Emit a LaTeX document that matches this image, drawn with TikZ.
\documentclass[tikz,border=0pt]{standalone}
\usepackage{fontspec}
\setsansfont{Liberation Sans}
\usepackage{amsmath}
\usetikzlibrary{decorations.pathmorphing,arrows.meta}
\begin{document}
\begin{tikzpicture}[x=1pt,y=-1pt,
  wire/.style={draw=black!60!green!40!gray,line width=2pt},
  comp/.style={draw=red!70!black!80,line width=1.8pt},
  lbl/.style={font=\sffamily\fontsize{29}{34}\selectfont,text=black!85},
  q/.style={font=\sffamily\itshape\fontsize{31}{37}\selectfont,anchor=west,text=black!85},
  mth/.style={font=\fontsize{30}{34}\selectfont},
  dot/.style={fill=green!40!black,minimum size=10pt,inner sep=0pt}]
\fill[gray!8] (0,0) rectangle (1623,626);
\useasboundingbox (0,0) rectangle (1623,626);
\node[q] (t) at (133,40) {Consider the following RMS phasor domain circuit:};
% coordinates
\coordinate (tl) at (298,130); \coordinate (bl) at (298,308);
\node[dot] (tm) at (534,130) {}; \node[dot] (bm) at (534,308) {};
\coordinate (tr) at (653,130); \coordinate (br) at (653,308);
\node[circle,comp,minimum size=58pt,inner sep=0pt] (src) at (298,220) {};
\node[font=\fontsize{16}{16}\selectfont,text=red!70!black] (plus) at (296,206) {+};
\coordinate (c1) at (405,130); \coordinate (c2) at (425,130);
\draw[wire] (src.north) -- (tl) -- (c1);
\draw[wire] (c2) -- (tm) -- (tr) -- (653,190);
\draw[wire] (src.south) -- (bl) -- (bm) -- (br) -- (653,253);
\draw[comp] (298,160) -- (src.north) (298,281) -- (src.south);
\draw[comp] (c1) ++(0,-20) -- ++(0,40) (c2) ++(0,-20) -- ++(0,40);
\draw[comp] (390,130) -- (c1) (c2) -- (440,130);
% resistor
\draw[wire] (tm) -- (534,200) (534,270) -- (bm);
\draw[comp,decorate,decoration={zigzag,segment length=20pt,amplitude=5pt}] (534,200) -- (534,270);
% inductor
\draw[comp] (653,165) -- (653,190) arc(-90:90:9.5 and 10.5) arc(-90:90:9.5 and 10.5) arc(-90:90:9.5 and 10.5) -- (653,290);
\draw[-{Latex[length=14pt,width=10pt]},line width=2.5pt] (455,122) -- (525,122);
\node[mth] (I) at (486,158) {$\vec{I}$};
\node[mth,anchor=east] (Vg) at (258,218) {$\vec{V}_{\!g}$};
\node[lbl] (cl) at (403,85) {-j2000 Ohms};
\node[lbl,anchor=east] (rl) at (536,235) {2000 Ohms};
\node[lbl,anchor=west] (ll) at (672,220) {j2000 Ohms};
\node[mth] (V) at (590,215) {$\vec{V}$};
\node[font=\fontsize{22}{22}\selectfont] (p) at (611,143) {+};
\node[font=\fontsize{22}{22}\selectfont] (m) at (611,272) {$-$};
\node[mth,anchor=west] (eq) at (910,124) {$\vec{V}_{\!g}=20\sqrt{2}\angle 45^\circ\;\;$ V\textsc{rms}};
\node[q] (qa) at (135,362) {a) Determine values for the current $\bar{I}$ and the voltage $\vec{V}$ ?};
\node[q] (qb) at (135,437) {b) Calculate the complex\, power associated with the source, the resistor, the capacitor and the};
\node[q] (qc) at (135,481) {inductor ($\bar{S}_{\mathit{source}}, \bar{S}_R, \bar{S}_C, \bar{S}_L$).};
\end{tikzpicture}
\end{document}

WHAT IS EXPECTED
Extract all of the data shown above and repeat it verbatim.

COMPLETE RESPONSE
Emit a LaTeX document that matches this image, drawn with TikZ.
\documentclass[tikz,border=0pt]{standalone}
\usepackage{fontspec}
\setsansfont{Liberation Sans}
\usepackage{amsmath}
\usetikzlibrary{decorations.pathmorphing,arrows.meta}
\begin{document}
\begin{tikzpicture}[x=1pt,y=-1pt,
  wire/.style={draw=black!60!green!40!gray,line width=2pt},
  comp/.style={draw=red!70!black!80,line width=1.8pt},
  lbl/.style={font=\sffamily\fontsize{29}{34}\selectfont,text=black!85},
  q/.style={font=\sffamily\itshape\fontsize{31}{37}\selectfont,anchor=west,text=black!85},
  mth/.style={font=\fontsize{30}{34}\selectfont},
  dot/.style={fill=green!40!black,minimum size=10pt,inner sep=0pt}]
\fill[gray!8] (0,0) rectangle (1623,626);
\useasboundingbox (0,0) rectangle (1623,626);
\node[q] (t) at (133,40) {Consider the following RMS phasor domain circuit:};
% coordinates
\coordinate (tl) at (298,130); \coordinate (bl) at (298,308);
\node[dot] (tm) at (534,130) {}; \node[dot] (bm) at (534,308) {};
\coordinate (tr) at (653,130); \coordinate (br) at (653,308);
\node[circle,comp,minimum size=58pt,inner sep=0pt] (src) at (298,220) {};
\node[font=\fontsize{16}{16}\selectfont,text=red!70!black] (plus) at (296,206) {+};
\coordinate (c1) at (405,130); \coordinate (c2) at (425,130);
\draw[wire] (src.north) -- (tl) -- (c1);
\draw[wire] (c2) -- (tm) -- (tr) -- (653,190);
\draw[wire] (src.south) -- (bl) -- (bm) -- (br) -- (653,253);
\draw[comp] (298,160) -- (src.north) (298,281) -- (src.south);
\draw[comp] (c1) ++(0,-20) -- ++(0,40) (c2) ++(0,-20) -- ++(0,40);
\draw[comp] (390,130) -- (c1) (c2) -- (440,130);
% resistor
\draw[wire] (tm) -- (534,200) (534,270) -- (bm);
\draw[comp,decorate,decoration={zigzag,segment length=20pt,amplitude=5pt}] (534,200) -- (534,270);
% inductor
\draw[comp] (653,165) -- (653,190) arc(-90:90:9.5 and 10.5) arc(-90:90:9.5 and 10.5) arc(-90:90:9.5 and 10.5) -- (653,290);
\draw[-{Latex[length=14pt,width=10pt]},line width=2.5pt] (455,122) -- (525,122);
\node[mth] (I) at (486,158) {$\vec{I}$};
\node[mth,anchor=east] (Vg) at (258,218) {$\vec{V}_{\!g}$};
\node[lbl] (cl) at (403,85) {-j2000 Ohms};
\node[lbl,anchor=east] (rl) at (536,235) {2000 Ohms};
\node[lbl,anchor=west] (ll) at (672,220) {j2000 Ohms};
\node[mth] (V) at (590,215) {$\vec{V}$};
\node[font=\fontsize{22}{22}\selectfont] (p) at (611,143) {+};
\node[font=\fontsize{22}{22}\selectfont] (m) at (611,272) {$-$};
\node[mth,anchor=west] (eq) at (910,124) {$\vec{V}_{\!g}=20\sqrt{2}\angle 45^\circ\;\;$ V\textsc{rms}};
\node[q] (qa) at (135,362) {a) Determine values for the current $\bar{I}$ and the voltage $\vec{V}$ ?};
\node[q] (qb) at (135,437) {b) Calculate the complex\, power associated with the source, the resistor, the capacitor and the};
\node[q] (qc) at (135,481) {inductor ($\bar{S}_{\mathit{source}}, \bar{S}_R, \bar{S}_C, \bar{S}_L$).};
\end{tikzpicture}
\end{document}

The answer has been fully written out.